Killer herdsmen have attacked three local government areas in Benue, leaving dozens dead in a wave of assaults launched between March 29-30, a government spokesman said.
The incident followed stern warnings from herdsmen that there would be additional bloodshed across Benue unless communities across the state accept the ruga policy proposed by President Muhammadu Buhari.
The scheme involves establishment of settlements for nomadic Fulani herdsmen and their families around lush farmlands gracing the Benue River. It was proposed as one of the fundamental solutions to widespread killings recorded between 2016 and 2018.
The communities have resisted the policy, arguing that it was a backroom effort by the Buhari administration to expropriate their ancestral lands to violent marauders.
Nathaniel Ikyur, press secretary to Governor Samuel Ortom, said witnesses claimed the attackers adorned military fatigues as a decoy to unleash terror on unsuspecting villagers.
“There were coordinated attacks on Guma, Kwande, and Gwer west local government areas of the state,” the official said.
Kpankeeke, a community in Gwer West Local Government was also struck by the attackers, with many deaths reported.
“Gory images of persons killed by another set of herdsmen littered the streets,” the government said.
Agro rangers, a unit of Nigeria Security and Civil Defence Corps (NSCDC) established to forestall attacks on agrarian communities, were later called in to contain the situation.
The government said many people had been killed before the intervention.
“Their corpses were taken and deposited at a hospital in Gbajimba, Guma local government area of the state,” Mr Ikyur said.
“Others identified to have been killed by the invaders include Tersoo Yasough and that of a young lady known as Martha Ukange.”
Mr Ikyur noted that efforts were ongoing to locate other missing persons in the affected local government areas.

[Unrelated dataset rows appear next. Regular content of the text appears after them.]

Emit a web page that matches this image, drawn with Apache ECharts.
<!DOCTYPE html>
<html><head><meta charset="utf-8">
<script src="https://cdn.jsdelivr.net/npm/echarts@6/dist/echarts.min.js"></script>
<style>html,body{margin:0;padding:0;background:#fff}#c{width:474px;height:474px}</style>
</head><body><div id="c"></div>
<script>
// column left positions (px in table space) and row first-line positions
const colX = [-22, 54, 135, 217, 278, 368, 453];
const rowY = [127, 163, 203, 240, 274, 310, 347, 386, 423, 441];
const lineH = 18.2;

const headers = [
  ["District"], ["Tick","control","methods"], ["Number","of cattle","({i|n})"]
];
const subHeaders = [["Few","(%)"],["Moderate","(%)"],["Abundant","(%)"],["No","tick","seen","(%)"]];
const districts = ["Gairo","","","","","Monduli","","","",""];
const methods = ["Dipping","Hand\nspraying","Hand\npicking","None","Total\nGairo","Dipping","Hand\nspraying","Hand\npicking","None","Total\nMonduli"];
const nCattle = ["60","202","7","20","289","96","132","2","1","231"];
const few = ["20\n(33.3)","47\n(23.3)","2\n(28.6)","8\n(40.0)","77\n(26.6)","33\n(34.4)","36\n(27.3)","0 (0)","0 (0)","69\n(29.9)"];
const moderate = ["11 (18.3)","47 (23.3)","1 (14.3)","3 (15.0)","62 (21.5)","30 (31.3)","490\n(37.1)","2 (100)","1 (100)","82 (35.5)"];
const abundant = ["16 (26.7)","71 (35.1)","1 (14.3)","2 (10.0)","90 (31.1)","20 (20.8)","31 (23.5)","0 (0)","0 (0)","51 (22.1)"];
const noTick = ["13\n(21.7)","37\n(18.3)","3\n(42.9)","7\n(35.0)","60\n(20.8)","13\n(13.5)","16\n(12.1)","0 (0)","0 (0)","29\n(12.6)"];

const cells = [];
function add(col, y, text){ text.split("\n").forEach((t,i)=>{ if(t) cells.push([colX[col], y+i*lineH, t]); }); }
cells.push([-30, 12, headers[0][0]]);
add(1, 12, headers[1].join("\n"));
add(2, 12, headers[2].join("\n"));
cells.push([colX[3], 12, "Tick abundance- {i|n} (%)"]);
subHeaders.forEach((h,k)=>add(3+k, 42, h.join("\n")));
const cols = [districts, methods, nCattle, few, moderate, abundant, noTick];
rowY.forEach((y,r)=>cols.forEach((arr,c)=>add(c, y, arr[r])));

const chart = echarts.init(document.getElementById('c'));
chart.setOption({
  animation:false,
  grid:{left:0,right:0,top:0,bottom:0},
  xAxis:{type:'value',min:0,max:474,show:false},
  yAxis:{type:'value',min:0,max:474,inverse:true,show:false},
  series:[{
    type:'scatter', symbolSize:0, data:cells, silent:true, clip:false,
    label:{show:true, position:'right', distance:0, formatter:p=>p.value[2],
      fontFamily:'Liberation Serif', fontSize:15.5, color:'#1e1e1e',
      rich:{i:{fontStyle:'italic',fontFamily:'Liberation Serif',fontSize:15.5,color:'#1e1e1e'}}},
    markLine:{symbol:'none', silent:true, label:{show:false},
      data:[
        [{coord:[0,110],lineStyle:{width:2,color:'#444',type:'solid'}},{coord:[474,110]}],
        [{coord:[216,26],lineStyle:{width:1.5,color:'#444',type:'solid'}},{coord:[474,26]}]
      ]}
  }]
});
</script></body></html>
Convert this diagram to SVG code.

It was not immediately clear how many persons were killed or feared missing as of Thursday morning.
A spokesman for the police in Benue did not immediately return a request seeking comments about the attacks. Armed pastorialists have waged relentless war for control of resources in Benue, Plateau and other central states for years, but the attacks intensified under Mr Buhari.
The president has condemned the violencce and asked security forces to do more, but he has been criticised for suggesting solutions that would give lands of existing ethnic groups to intruding herdsmen who are mainly of his ethinic Fulani group.